Deep Dive: How the Court Reached Its Decision
Court's Interpretation of Franchise
The court began its analysis by establishing that the franchise held by the Grosse Ile Bridge Company was categorized as a state franchise rather than a local or municipal franchise. This distinction was critical because the Michigan Constitution, specifically Article 8, Section 29, imposed a limitation that no municipality could grant a franchise for a period longer than 30 years. However, since the board of supervisors acted as an agent of the state when it granted the franchise, the limitations applicable to municipalities did not bind the state. The court emphasized that the franchise was issued under the authority of Act No. 83, Public Acts 1851, which provided a framework for toll bridge operations and did not explicitly limit the duration of the franchise. By interpreting the franchise in this manner, the court found that it was not subject to the 30-year limit that would have applied had it been a municipal grant.
Renewal of Corporate Life
The court further explained that the Grosse Ile Bridge Company's corporate term had been extended legally under the provisions of Act No. 328, Public Acts 1905. This act facilitated the renewal of corporate existence for companies organized under general laws, permitting them to extend their corporate life not exceeding 30 years at a time. Since the extension of the corporate term was valid, the rights associated with the franchise, which was granted without an explicit time limitation, were also extended. The court underscored that the franchise and the corporate rights to collect tolls were inherently linked; thus, as long as the corporation existed, so did the right to operate the toll bridge and collect tolls. The trial court's conclusion that the franchise was null after 30 years was, therefore, deemed incorrect.
Role of the Board of Supervisors
The court also addressed the role of the Wayne County Board of Supervisors in granting the franchise. It asserted that the board acted as an agent of the state when it consented to the construction of the bridge and authorized toll collection. This delegation of authority meant that the board's actions were bound by the limits of state law, which allowed the franchise to persist without the 30-year restriction applicable to municipalities. The court highlighted that the board had a mandatory duty to set toll rates once the franchise was granted and that this duty was not discretionary. As such, the board's actions in granting a perpetual franchise were consistent with its role in serving public interest and fulfilling its obligations under state law.
Implications of Franchise Duration
The implications of the court's ruling were significant, as it clarified that franchises granted under state authority could extend beyond the limitations imposed on municipal franchises. The court determined that the absence of a specific expiration term in the franchise documentation allowed for an interpretation that the franchise continued as long as the corporation existed. This ruling reinforced the idea that toll bridge companies, like Grosse Ile Bridge Company, could operate indefinitely under a valid franchise, provided it adhered to the regulatory framework established by the state.

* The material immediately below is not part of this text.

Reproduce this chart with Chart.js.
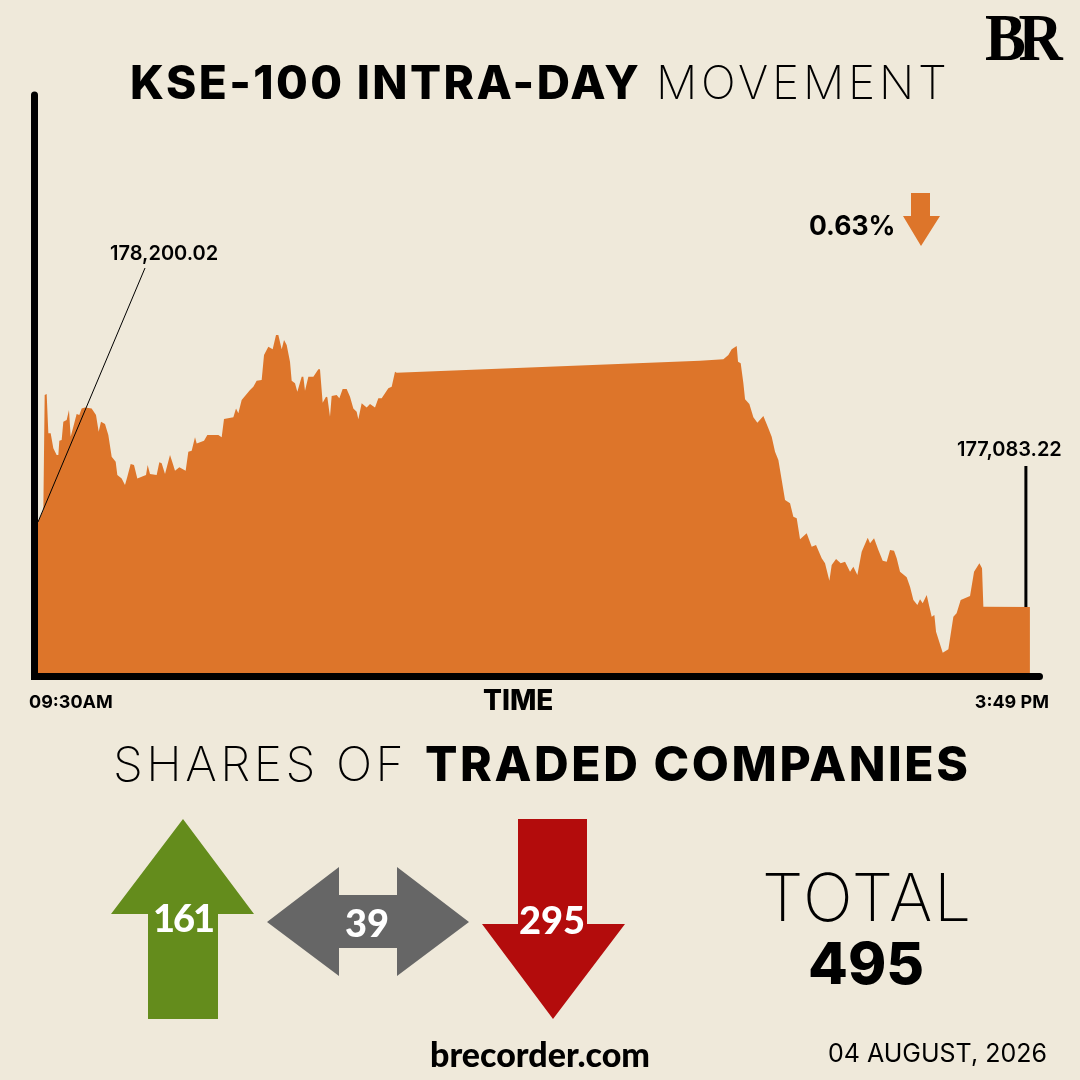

As a result, the right to collect tolls did not inherently terminate with the lapse of the original 30-year corporate term, as long as the franchise itself remained valid and was not explicitly revoked.
Conclusion of the Court
In conclusion, the court reversed the trial court's judgment, which had ruled against the Grosse Ile Bridge Company. It dismissed the information filed against the company, affirming its right to continue operating the toll bridge and collecting tolls. The court's reasoning emphasized the distinction between state and municipal franchises, the validity of the corporate term extension, and the mandatory nature of the board's duties in granting the franchise. By establishing these principles, the court clarified the legal framework governing toll bridge operations in Michigan and upheld the rights of the Grosse Ile Bridge Company to operate beyond the initially stipulated term. This decision highlighted the importance of legislative intent and the interpretation of franchise rights within the context of corporate law.